Problem | Output all the data exactly. Pictures do not belong in the copy.

Available data |
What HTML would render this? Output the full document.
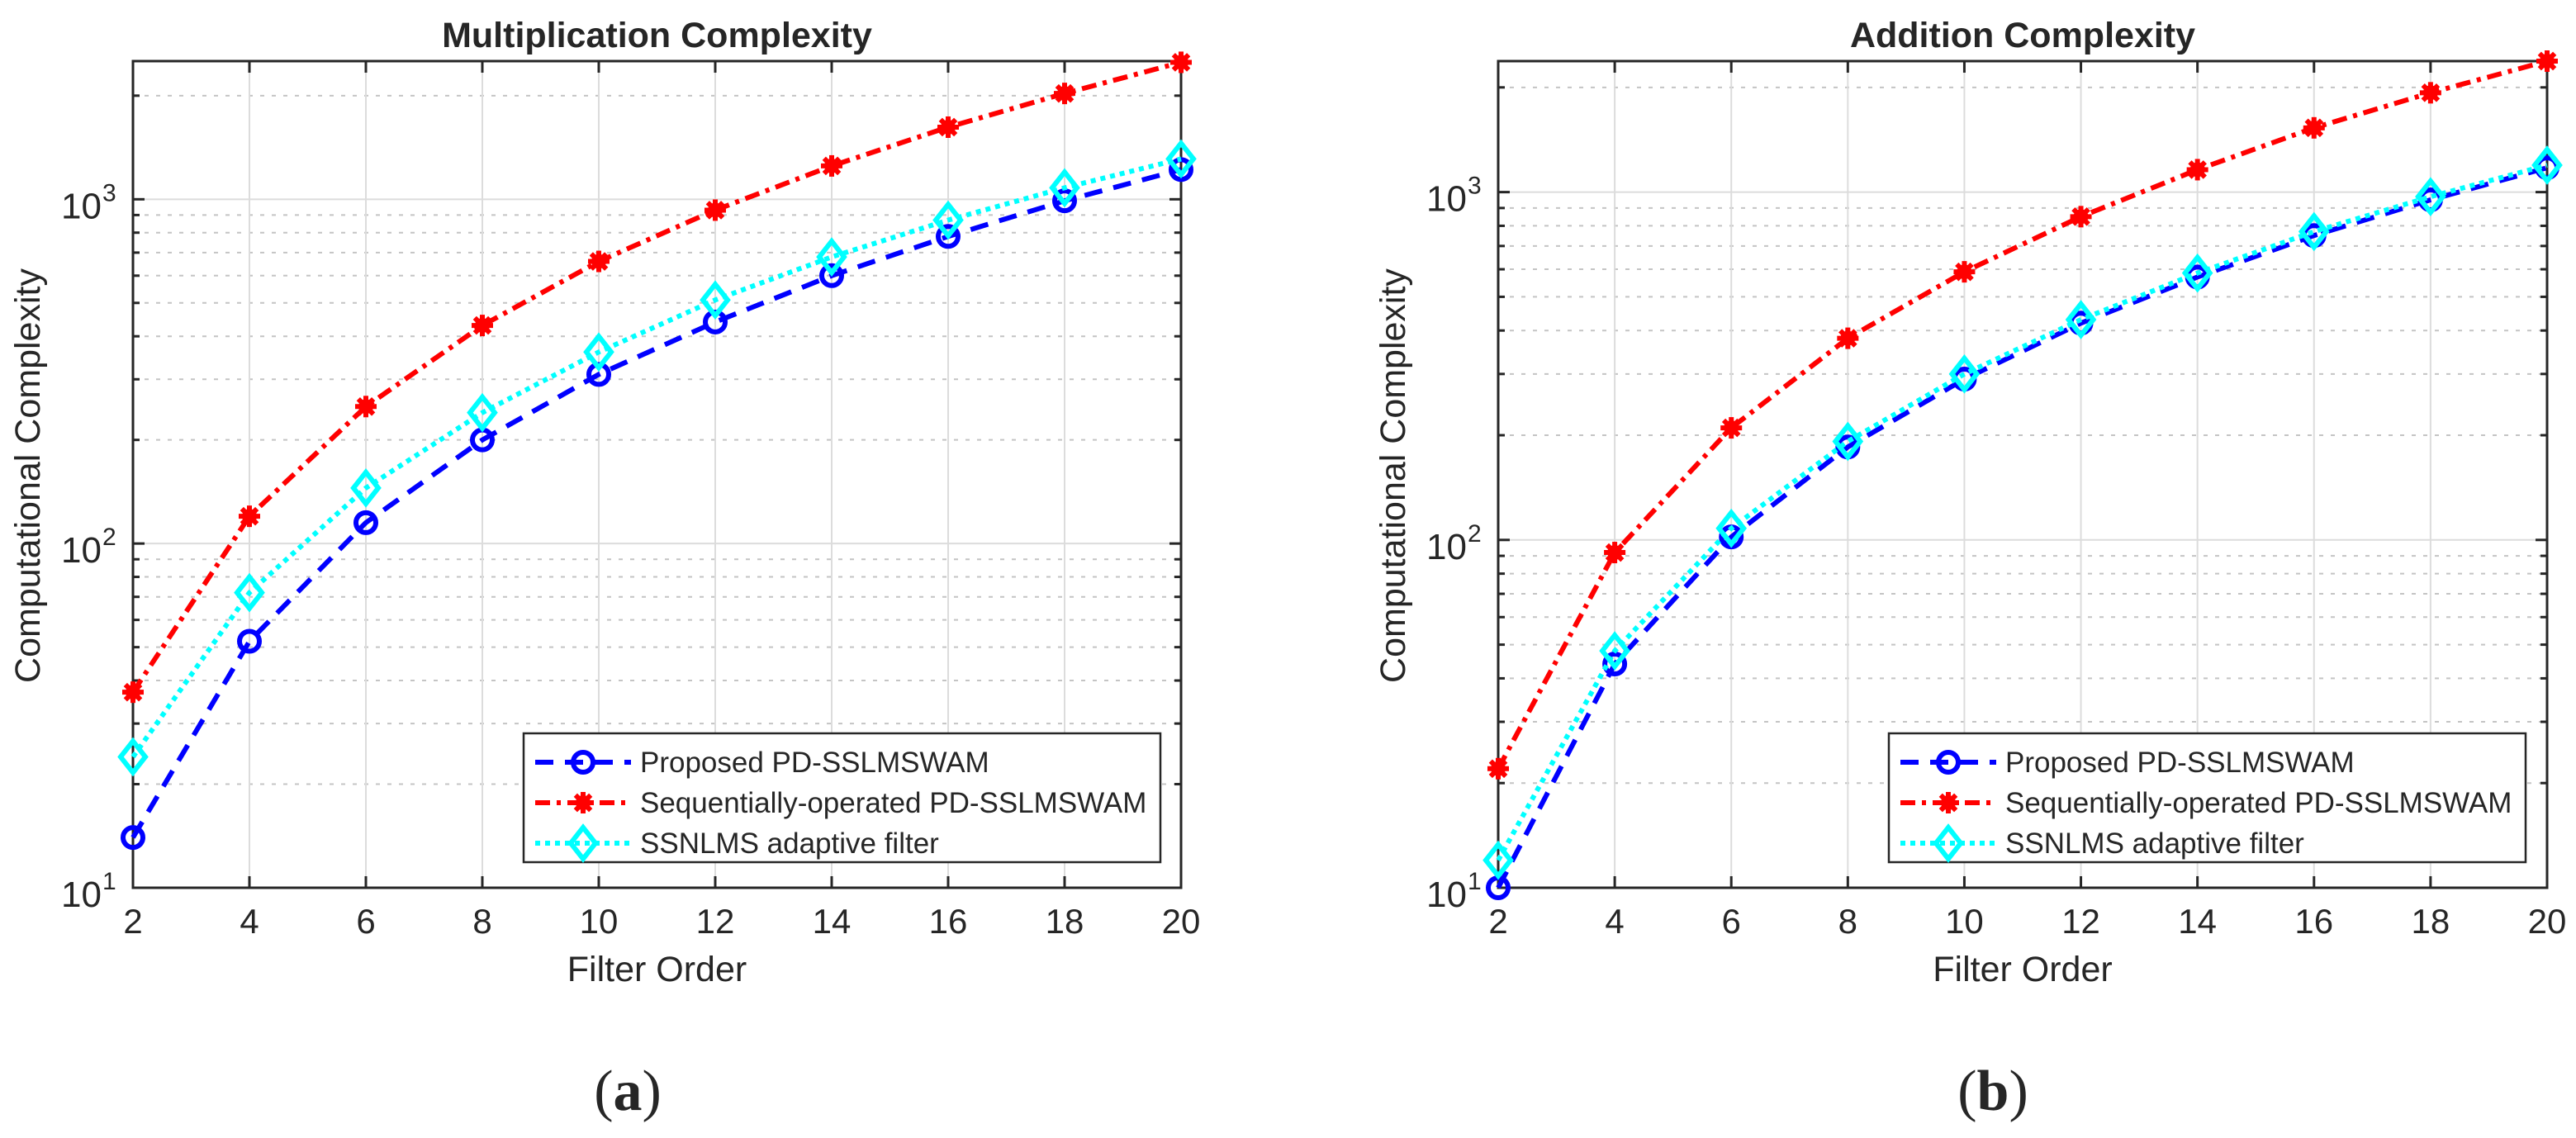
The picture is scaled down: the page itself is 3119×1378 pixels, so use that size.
<!DOCTYPE html>
<html><head><meta charset="utf-8">
<style>
html,body{margin:0;padding:0;background:#fff;}
svg{display:block;}
text{font-family:"Liberation Sans",Arial,sans-serif;fill:#262626;}
</style></head>
<body>
<svg id="fig" width="3119" height="1378" viewBox="0 0 3119 1378" xmlns="http://www.w3.org/2000/svg"></svg>
<script>
const xCats = [2,4,6,8,10,12,14,16,18,20];
const xTickLabels = ["2","4","6","8","10","12","14","16","18","20"];
const multProposed = [14,52,115,200,310,440,600,780,990,1220];
const multSequential = [37,120,250,430,660,930,1250,1620,2030,2500];
const multSSNLMS = [24,72,145,240,360,510,680,870,1080,1310];
const addProposed = [10,44,102,185,290,420,570,750,950,1175];
const addSequential = [22,92,210,380,590,850,1160,1530,1930,2380];
const addSSNLMS = [12,48,108,192,300,430,585,770,970,1195];
const yDecades = [1,2,3];
const legendLabels = ["Proposed PD-SSLMSWAM","Sequentially-operated PD-SSLMSWAM","SSNLMS adaptive filter"];

const NS="http://www.w3.org/2000/svg";
const svg=document.getElementById('fig');
function el(tag,attrs,parent){const e=document.createElementNS(NS,tag);for(const k in attrs)e.setAttribute(k,attrs[k]);(parent||svg).appendChild(e);return e;}

function drawPanel(cfg){
  const g=el('g',{});
  
  
  const L=cfg.left,R=cfg.right,T=74,B=1075;
  const xMin=2,xMax=20,yMin=10,yMax=cfg.ymax;
  const sx=v=>L+(v-xMin)/(xMax-xMin)*(R-L);
  const sy=v=>B-(Math.log10(v)-Math.log10(yMin))/(Math.log10(yMax)-Math.log10(yMin))*(B-T);
  for(let d=1;d<=3;d++){for(let m=2;m<=9;m++){const v=m*Math.pow(10,d);if(v>yMax)continue;const y=sy(v);
    const gl=el('line',{x1:L,x2:R,y1:y,y2:y,stroke:'#c4c4c4','stroke-width':2,'stroke-dasharray':'5 9'},g);
    
    
    el('line',{x1:L,x2:L+8,y1:y,y2:y,stroke:'#262626','stroke-width':3},g);
    el('line',{x1:R,x2:R-8,y1:y,y2:y,stroke:'#262626','stroke-width':3},g);
  }}
  yDecades.forEach(d=>{const y=sy(Math.pow(10,d));
    const gl=el('line',{x1:L,x2:R,y1:y,y2:y,stroke:'#dcdcdc','stroke-width':2},g);
    
    
    el('line',{x1:L,x2:L+14,y1:y,y2:y,stroke:'#262626','stroke-width':3},g);
    el('line',{x1:R,x2:R-14,y1:y,y2:y,stroke:'#262626','stroke-width':3},g);
    const t=el('text',{x:L-38,y:y+23,'font-size':44,'text-anchor':'end'},g);t.textContent='10';
    
    
    const s=el('text',{x:L-37,y:y+2,'font-size':30},g);s.textContent=String(d);
  });
  xCats.forEach((c,i)=>{const x=sx(c);
    el('line',{x1:x,x2:x,y1:T,y2:B,stroke:'#dcdcdc','stroke-width':2},g);
    el('line',{x1:x,x2:x,y1:B,y2:B-14,stroke:'#262626','stroke-width':3},g);
    el('line',{x1:x,x2:x,y1:T,y2:T+14,stroke:'#262626','stroke-width':3},g);
    const t=el('text',{x:x,y:1130,'font-size':42,'text-anchor':'middle'},g);t.textContent=xTickLabels[i];
    
    
  });
  const box=el('rect',{x:L,y:T,width:R-L,height:B-T,fill:'none',stroke:'#262626','stroke-width':3},g);
  
  

  const series=[
    {vals:cfg.prop,color:'#0000ff',dash:'22 14',marker:'circle',name:'series-proposed'},
    {vals:cfg.seq,color:'#ff0000',dash:'18 8 5 8',marker:'star',name:'series-sequential'},
    {vals:cfg.ss,color:'#00ffff',dash:'6 6',marker:'diamond',name:'series-ssnlms'}
  ];
  function marker(type,x,y,color,parent){
    if(type==='circle') return el('circle',{cx:x,cy:y,r:12,fill:'none',stroke:color,'stroke-width':6},parent);
    if(type==='diamond') return el('polygon',{points:`${x},${y-19} ${x+15},${y} ${x},${y+19} ${x-15},${y}`,fill:'none',stroke:color,'stroke-width':6},parent);
    const gg=el('g',{},parent);
    el('circle',{cx:x,cy:y,r:9,fill:color},gg);
    for(let a=0;a<4;a++){const an=a*Math.PI/4;el('line',{x1:x-13*Math.cos(an),y1:y-13*Math.sin(an),x2:x+13*Math.cos(an),y2:y+13*Math.sin(an),stroke:color,'stroke-width':6},gg);}
    return gg;
  }
  series.forEach(s=>{
    const sg=el('g',{},g);
    
    
    const pts=s.vals.map((v,i)=>sx(xCats[i])+','+sy(v)).join(' ');
    el('polyline',{points:pts,fill:'none',stroke:s.color,'stroke-width':6,'stroke-dasharray':s.dash},sg);
    s.vals.forEach((v,i)=>{const m=marker(s.marker,sx(xCats[i]),sy(v),s.color,sg);
      
      
    });
  });
  const lg=el('g',{},g);
  
  
  const lx=L+473;
  el('rect',{x:lx,y:888,width:771,height:156,fill:'#fff',stroke:'#262626','stroke-width':2.5},lg);
  series.forEach((s,i)=>{const y=923+i*49;
    const eg=el('g',{},lg);
    
    
    el('line',{x1:lx+14,x2:lx+130,y1:y,y2:y,stroke:s.color,'stroke-width':6,'stroke-dasharray':s.dash},eg);
    marker(s.marker,lx+72,y,s.color,eg);
    const t=el('text',{x:lx+141,y:y+12,'font-size':35,fill:'#000'},eg);t.textContent=legendLabels[i];
  });
  const title=el('text',{x:(L+R)/2,y:57,'font-size':43,'font-weight':'bold','text-anchor':'middle',fill:'#000'},g);
  title.textContent=cfg.title;
  
  
  const xl=el('text',{x:(L+R)/2,y:1188,'font-size':43,'text-anchor':'middle'},g);
  xl.textContent='Filter Order';
  
  
  const yx=L-113;
  const yl=el('text',{x:yx,y:576,'font-size':43,'text-anchor':'middle',transform:`rotate(-90 ${yx} 576)`},g);
  yl.textContent='Computational Complexity';
  
  
  const cap=el('text',{x:cfg.capX,y:1344,'font-size':70,'text-anchor':'middle',style:'font-family:"Liberation Serif",serif',fill:'#000'},g);
  cap.innerHTML='(<tspan font-weight="bold">'+cfg.cap+'</tspan>)';
  
  
}
drawPanel({name:'multiplication-chart',left:161,right:1430,ymax:2520,prop:multProposed,seq:multSequential,ss:multSSNLMS,title:'Multiplication Complexity',capX:760,cap:'a'});
drawPanel({name:'addition-chart',left:1814,right:3084,ymax:2380,prop:addProposed,seq:addSequential,ss:addSSNLMS,title:'Addition Complexity',capX:2413,cap:'b'});
</script>
</body></html>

Result for this task |
What HTML would render this? Output the full document.
The picture is scaled down: the page itself is 3119×1378 pixels, so use that size.
<!DOCTYPE html>
<html><head><meta charset="utf-8">
<style>
html,body{margin:0;padding:0;background:#fff;}
svg{display:block;}
text{font-family:"Liberation Sans",Arial,sans-serif;fill:#262626;}
</style></head>
<body>
<svg id="fig" width="3119" height="1378" viewBox="0 0 3119 1378" xmlns="http://www.w3.org/2000/svg"></svg>
<script>
const xCats = [2,4,6,8,10,12,14,16,18,20];
const xTickLabels = ["2","4","6","8","10","12","14","16","18","20"];
const multProposed = [14,52,115,200,310,440,600,780,990,1220];
const multSequential = [37,120,250,430,660,930,1250,1620,2030,2500];
const multSSNLMS = [24,72,145,240,360,510,680,870,1080,1310];
const addProposed = [10,44,102,185,290,420,570,750,950,1175];
const addSequential = [22,92,210,380,590,850,1160,1530,1930,2380];
const addSSNLMS = [12,48,108,192,300,430,585,770,970,1195];
const yDecades = [1,2,3];
const legendLabels = ["Proposed PD-SSLMSWAM","Sequentially-operated PD-SSLMSWAM","SSNLMS adaptive filter"];

const NS="http://www.w3.org/2000/svg";
const svg=document.getElementById('fig');
function el(tag,attrs,parent){const e=document.createElementNS(NS,tag);for(const k in attrs)e.setAttribute(k,attrs[k]);(parent||svg).appendChild(e);return e;}

function drawPanel(cfg){
  const g=el('g',{});
  
  
  const L=cfg.left,R=cfg.right,T=74,B=1075;
  const xMin=2,xMax=20,yMin=10,yMax=cfg.ymax;
  const sx=v=>L+(v-xMin)/(xMax-xMin)*(R-L);
  const sy=v=>B-(Math.log10(v)-Math.log10(yMin))/(Math.log10(yMax)-Math.log10(yMin))*(B-T);
  for(let d=1;d<=3;d++){for(let m=2;m<=9;m++){const v=m*Math.pow(10,d);if(v>yMax)continue;const y=sy(v);
    const gl=el('line',{x1:L,x2:R,y1:y,y2:y,stroke:'#c4c4c4','stroke-width':2,'stroke-dasharray':'5 9'},g);
    
    
    el('line',{x1:L,x2:L+8,y1:y,y2:y,stroke:'#262626','stroke-width':3},g);
    el('line',{x1:R,x2:R-8,y1:y,y2:y,stroke:'#262626','stroke-width':3},g);
  }}
  yDecades.forEach(d=>{const y=sy(Math.pow(10,d));
    const gl=el('line',{x1:L,x2:R,y1:y,y2:y,stroke:'#dcdcdc','stroke-width':2},g);
    
    
    el('line',{x1:L,x2:L+14,y1:y,y2:y,stroke:'#262626','stroke-width':3},g);
    el('line',{x1:R,x2:R-14,y1:y,y2:y,stroke:'#262626','stroke-width':3},g);
    const t=el('text',{x:L-38,y:y+23,'font-size':44,'text-anchor':'end'},g);t.textContent='10';
    
    
    const s=el('text',{x:L-37,y:y+2,'font-size':30},g);s.textContent=String(d);
  });
  xCats.forEach((c,i)=>{const x=sx(c);
    el('line',{x1:x,x2:x,y1:T,y2:B,stroke:'#dcdcdc','stroke-width':2},g);
    el('line',{x1:x,x2:x,y1:B,y2:B-14,stroke:'#262626','stroke-width':3},g);
    el('line',{x1:x,x2:x,y1:T,y2:T+14,stroke:'#262626','stroke-width':3},g);
    const t=el('text',{x:x,y:1130,'font-size':42,'text-anchor':'middle'},g);t.textContent=xTickLabels[i];
    
    
  });
  const box=el('rect',{x:L,y:T,width:R-L,height:B-T,fill:'none',stroke:'#262626','stroke-width':3},g);
  
  

  const series=[
    {vals:cfg.prop,color:'#0000ff',dash:'22 14',marker:'circle',name:'series-proposed'},
    {vals:cfg.seq,color:'#ff0000',dash:'18 8 5 8',marker:'star',name:'series-sequential'},
    {vals:cfg.ss,color:'#00ffff',dash:'6 6',marker:'diamond',name:'series-ssnlms'}
  ];
  function marker(type,x,y,color,parent){
    if(type==='circle') return el('circle',{cx:x,cy:y,r:12,fill:'none',stroke:color,'stroke-width':6},parent);
    if(type==='diamond') return el('polygon',{points:`${x},${y-19} ${x+15},${y} ${x},${y+19} ${x-15},${y}`,fill:'none',stroke:color,'stroke-width':6},parent);
    const gg=el('g',{},parent);
    el('circle',{cx:x,cy:y,r:9,fill:color},gg);
    for(let a=0;a<4;a++){const an=a*Math.PI/4;el('line',{x1:x-13*Math.cos(an),y1:y-13*Math.sin(an),x2:x+13*Math.cos(an),y2:y+13*Math.sin(an),stroke:color,'stroke-width':6},gg);}
    return gg;
  }
  series.forEach(s=>{
    const sg=el('g',{},g);
    
    
    const pts=s.vals.map((v,i)=>sx(xCats[i])+','+sy(v)).join(' ');
    el('polyline',{points:pts,fill:'none',stroke:s.color,'stroke-width':6,'stroke-dasharray':s.dash},sg);
    s.vals.forEach((v,i)=>{const m=marker(s.marker,sx(xCats[i]),sy(v),s.color,sg);
      
      
    });
  });
  const lg=el('g',{},g);
  
  
  const lx=L+473;
  el('rect',{x:lx,y:888,width:771,height:156,fill:'#fff',stroke:'#262626','stroke-width':2.5},lg);
  series.forEach((s,i)=>{const y=923+i*49;
    const eg=el('g',{},lg);
    
    
    el('line',{x1:lx+14,x2:lx+130,y1:y,y2:y,stroke:s.color,'stroke-width':6,'stroke-dasharray':s.dash},eg);
    marker(s.marker,lx+72,y,s.color,eg);
    const t=el('text',{x:lx+141,y:y+12,'font-size':35,fill:'#000'},eg);t.textContent=legendLabels[i];
  });
  const title=el('text',{x:(L+R)/2,y:57,'font-size':43,'font-weight':'bold','text-anchor':'middle',fill:'#000'},g);
  title.textContent=cfg.title;
  
  
  const xl=el('text',{x:(L+R)/2,y:1188,'font-size':43,'text-anchor':'middle'},g);
  xl.textContent='Filter Order';
  
  
  const yx=L-113;
  const yl=el('text',{x:yx,y:576,'font-size':43,'text-anchor':'middle',transform:`rotate(-90 ${yx} 576)`},g);
  yl.textContent='Computational Complexity';
  
  
  const cap=el('text',{x:cfg.capX,y:1344,'font-size':70,'text-anchor':'middle',style:'font-family:"Liberation Serif",serif',fill:'#000'},g);
  cap.innerHTML='(<tspan font-weight="bold">'+cfg.cap+'</tspan>)';
  
  
}
drawPanel({name:'multiplication-chart',left:161,right:1430,ymax:2520,prop:multProposed,seq:multSequential,ss:multSSNLMS,title:'Multiplication Complexity',capX:760,cap:'a'});
drawPanel({name:'addition-chart',left:1814,right:3084,ymax:2380,prop:addProposed,seq:addSequential,ss:addSSNLMS,title:'Addition Complexity',capX:2413,cap:'b'});
</script>
</body></html>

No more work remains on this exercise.